BEGIN DATA FOR THIS TASK

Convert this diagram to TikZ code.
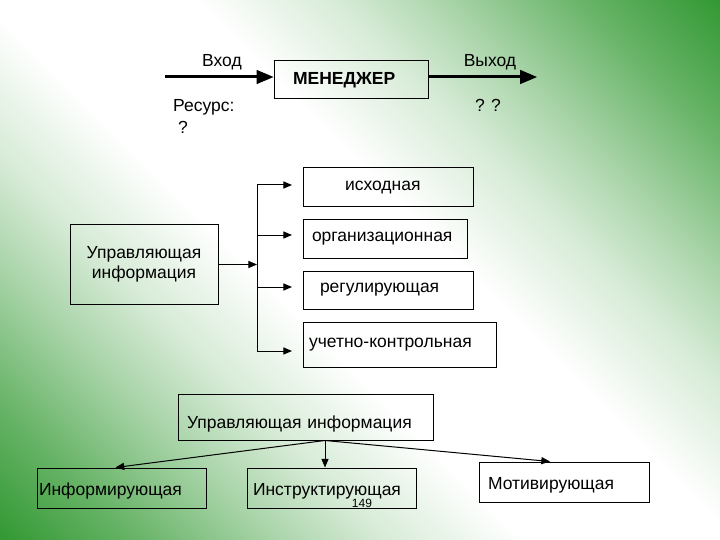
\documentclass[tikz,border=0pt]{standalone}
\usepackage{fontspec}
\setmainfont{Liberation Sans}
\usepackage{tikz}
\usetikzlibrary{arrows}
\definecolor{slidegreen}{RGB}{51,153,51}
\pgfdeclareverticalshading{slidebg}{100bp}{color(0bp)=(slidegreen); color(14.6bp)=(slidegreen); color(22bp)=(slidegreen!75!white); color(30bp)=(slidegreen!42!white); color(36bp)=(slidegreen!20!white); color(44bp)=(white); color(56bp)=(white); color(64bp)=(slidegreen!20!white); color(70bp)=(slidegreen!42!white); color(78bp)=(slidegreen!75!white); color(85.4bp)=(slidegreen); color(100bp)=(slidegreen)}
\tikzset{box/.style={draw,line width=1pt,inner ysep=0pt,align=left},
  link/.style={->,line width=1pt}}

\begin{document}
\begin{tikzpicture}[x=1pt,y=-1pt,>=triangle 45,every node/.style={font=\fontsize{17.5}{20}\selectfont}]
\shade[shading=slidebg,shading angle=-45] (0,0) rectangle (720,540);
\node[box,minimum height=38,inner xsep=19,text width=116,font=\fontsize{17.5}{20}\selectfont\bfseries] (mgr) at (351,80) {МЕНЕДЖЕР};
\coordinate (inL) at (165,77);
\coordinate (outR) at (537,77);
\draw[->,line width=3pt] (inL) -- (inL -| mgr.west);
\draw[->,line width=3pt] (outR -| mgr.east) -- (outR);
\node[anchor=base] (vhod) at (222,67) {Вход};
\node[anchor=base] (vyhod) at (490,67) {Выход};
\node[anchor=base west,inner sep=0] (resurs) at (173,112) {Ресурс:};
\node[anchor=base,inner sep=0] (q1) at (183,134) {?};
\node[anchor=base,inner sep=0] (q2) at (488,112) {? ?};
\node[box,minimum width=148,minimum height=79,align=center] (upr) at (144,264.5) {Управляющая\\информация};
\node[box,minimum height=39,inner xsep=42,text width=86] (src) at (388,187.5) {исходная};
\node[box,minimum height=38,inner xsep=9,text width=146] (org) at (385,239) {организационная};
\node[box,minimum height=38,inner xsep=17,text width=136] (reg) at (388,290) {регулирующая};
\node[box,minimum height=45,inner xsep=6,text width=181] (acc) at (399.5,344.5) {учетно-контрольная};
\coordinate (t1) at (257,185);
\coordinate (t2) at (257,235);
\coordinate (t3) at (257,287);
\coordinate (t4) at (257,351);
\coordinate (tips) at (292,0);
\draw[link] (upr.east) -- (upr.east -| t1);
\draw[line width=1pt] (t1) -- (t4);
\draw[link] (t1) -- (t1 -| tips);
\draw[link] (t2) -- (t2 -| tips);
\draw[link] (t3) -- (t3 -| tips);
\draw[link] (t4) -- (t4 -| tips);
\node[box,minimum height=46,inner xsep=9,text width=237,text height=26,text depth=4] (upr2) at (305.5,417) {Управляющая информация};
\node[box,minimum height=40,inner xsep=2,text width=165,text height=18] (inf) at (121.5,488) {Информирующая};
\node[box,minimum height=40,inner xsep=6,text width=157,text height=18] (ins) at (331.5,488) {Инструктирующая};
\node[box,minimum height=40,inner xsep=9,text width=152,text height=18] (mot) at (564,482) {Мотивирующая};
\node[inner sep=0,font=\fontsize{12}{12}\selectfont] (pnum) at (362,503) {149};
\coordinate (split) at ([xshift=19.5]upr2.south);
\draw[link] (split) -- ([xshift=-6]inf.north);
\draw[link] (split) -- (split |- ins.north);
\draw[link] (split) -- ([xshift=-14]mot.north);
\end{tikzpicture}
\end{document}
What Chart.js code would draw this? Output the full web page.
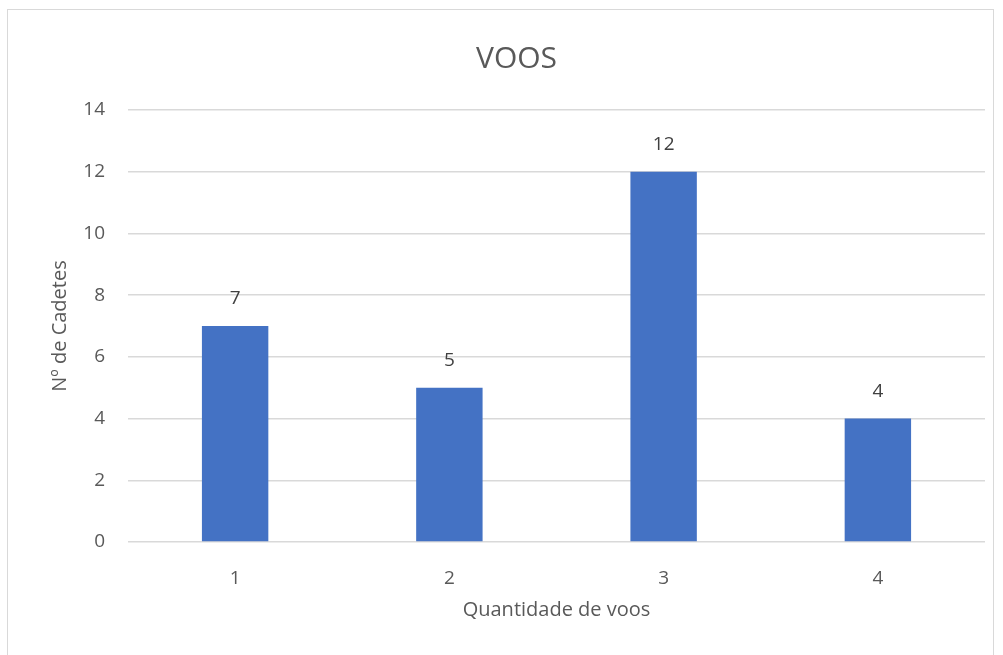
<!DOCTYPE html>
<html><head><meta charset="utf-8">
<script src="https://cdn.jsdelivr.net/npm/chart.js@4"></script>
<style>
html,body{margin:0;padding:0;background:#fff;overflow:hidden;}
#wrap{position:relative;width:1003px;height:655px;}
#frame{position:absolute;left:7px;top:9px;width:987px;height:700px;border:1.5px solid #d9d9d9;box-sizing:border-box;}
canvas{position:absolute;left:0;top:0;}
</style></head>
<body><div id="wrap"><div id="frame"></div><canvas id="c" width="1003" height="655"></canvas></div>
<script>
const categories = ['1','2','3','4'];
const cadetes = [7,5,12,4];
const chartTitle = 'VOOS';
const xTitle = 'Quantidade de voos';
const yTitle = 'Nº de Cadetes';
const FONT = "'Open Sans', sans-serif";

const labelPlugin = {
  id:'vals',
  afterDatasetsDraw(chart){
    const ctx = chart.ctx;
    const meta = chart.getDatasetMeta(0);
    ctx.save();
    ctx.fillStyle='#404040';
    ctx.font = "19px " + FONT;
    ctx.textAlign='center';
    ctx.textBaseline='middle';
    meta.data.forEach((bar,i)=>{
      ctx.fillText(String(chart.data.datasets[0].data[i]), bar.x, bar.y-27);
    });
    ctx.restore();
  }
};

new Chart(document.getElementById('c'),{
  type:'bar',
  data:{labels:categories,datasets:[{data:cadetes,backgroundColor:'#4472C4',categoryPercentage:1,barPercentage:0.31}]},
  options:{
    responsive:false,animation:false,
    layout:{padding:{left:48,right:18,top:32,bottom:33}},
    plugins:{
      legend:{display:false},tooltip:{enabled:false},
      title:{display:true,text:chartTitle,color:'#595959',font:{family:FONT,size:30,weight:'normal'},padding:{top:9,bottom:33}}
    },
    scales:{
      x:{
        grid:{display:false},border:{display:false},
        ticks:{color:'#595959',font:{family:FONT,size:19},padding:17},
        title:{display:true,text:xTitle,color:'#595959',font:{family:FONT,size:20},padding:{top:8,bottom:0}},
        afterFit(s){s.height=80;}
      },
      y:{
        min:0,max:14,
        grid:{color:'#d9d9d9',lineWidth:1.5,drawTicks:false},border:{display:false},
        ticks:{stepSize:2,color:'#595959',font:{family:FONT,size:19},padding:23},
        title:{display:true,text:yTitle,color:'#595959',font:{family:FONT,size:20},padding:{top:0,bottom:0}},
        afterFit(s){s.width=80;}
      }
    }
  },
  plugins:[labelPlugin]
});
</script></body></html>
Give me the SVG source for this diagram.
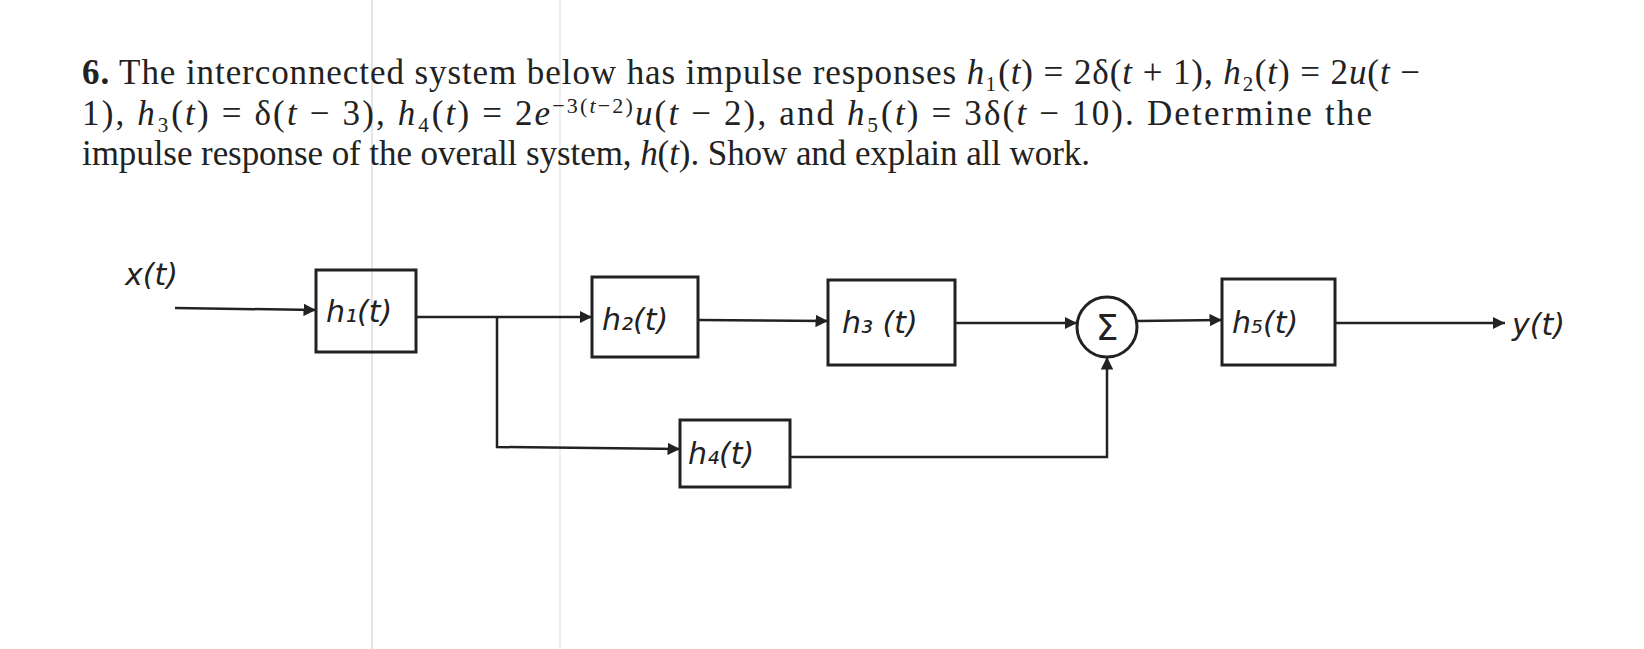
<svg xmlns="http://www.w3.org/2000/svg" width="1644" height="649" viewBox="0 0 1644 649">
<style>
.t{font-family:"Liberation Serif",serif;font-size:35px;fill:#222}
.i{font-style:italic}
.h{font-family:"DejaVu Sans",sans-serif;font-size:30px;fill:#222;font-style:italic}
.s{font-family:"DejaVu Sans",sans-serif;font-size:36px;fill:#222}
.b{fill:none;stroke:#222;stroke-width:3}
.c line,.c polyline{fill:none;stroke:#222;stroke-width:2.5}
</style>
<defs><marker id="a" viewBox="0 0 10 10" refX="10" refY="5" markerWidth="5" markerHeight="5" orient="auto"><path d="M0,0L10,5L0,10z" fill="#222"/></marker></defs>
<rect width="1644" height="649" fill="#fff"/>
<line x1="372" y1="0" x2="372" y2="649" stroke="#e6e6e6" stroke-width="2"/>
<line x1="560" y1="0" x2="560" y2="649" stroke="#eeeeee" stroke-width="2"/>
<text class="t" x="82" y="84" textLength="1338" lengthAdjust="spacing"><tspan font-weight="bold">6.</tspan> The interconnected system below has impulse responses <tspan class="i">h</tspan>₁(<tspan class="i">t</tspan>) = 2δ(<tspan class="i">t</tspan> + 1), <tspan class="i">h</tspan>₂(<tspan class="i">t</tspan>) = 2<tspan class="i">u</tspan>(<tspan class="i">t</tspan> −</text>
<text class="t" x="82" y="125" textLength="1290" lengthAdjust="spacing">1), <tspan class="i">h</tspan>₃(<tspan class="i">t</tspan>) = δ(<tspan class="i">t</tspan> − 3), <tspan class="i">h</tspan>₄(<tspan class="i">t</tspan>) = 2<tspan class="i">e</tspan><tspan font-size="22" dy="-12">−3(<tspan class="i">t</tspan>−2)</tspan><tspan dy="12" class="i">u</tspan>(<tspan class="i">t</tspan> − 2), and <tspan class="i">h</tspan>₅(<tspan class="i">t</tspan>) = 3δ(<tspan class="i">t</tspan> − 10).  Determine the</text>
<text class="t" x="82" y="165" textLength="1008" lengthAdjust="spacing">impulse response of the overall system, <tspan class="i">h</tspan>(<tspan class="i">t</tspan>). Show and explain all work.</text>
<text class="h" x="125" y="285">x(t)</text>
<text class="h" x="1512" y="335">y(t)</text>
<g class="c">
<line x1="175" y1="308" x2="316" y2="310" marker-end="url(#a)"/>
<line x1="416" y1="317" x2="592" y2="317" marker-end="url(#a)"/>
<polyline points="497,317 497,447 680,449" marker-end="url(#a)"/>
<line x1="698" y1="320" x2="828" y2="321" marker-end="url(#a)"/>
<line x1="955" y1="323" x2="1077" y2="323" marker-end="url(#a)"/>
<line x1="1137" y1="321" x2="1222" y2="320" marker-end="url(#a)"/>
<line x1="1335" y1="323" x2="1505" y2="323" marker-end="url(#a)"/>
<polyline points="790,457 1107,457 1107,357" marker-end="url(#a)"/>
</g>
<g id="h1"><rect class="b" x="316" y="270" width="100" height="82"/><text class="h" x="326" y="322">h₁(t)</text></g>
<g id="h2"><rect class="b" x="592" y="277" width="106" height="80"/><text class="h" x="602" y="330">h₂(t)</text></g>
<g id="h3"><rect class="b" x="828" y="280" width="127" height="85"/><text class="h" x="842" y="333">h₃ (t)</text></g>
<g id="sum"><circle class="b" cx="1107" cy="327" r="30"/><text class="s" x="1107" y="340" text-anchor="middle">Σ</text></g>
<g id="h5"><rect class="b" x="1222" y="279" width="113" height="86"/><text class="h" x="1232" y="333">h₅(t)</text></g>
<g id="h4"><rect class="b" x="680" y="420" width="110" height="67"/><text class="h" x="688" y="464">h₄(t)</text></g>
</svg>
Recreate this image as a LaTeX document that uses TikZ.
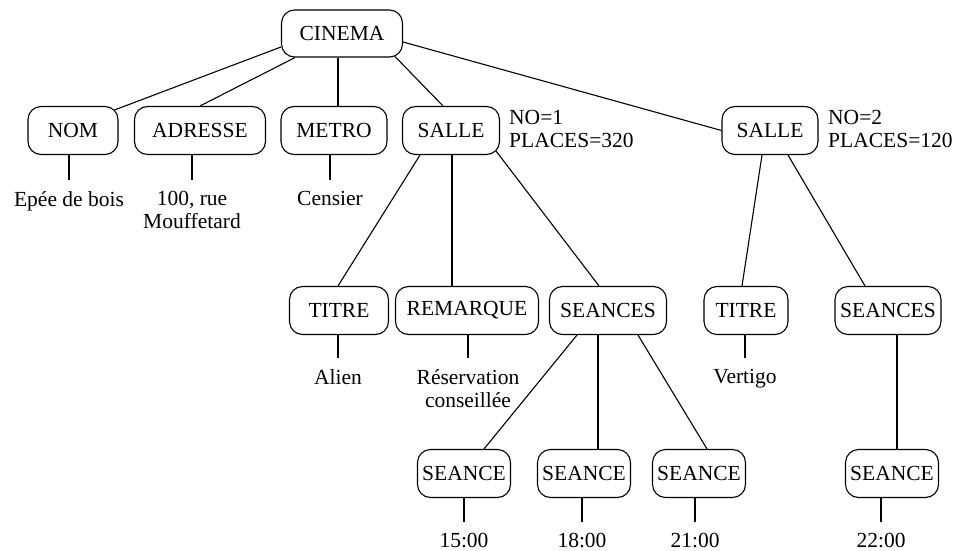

END DATA FOR THIS TASK

## WRITTEN TASK
Isolate the lines that hold the word "diagram" and copy all of them.

## SOLUTION
Convert this diagram to TikZ code.
Give me the SVG source for this diagram.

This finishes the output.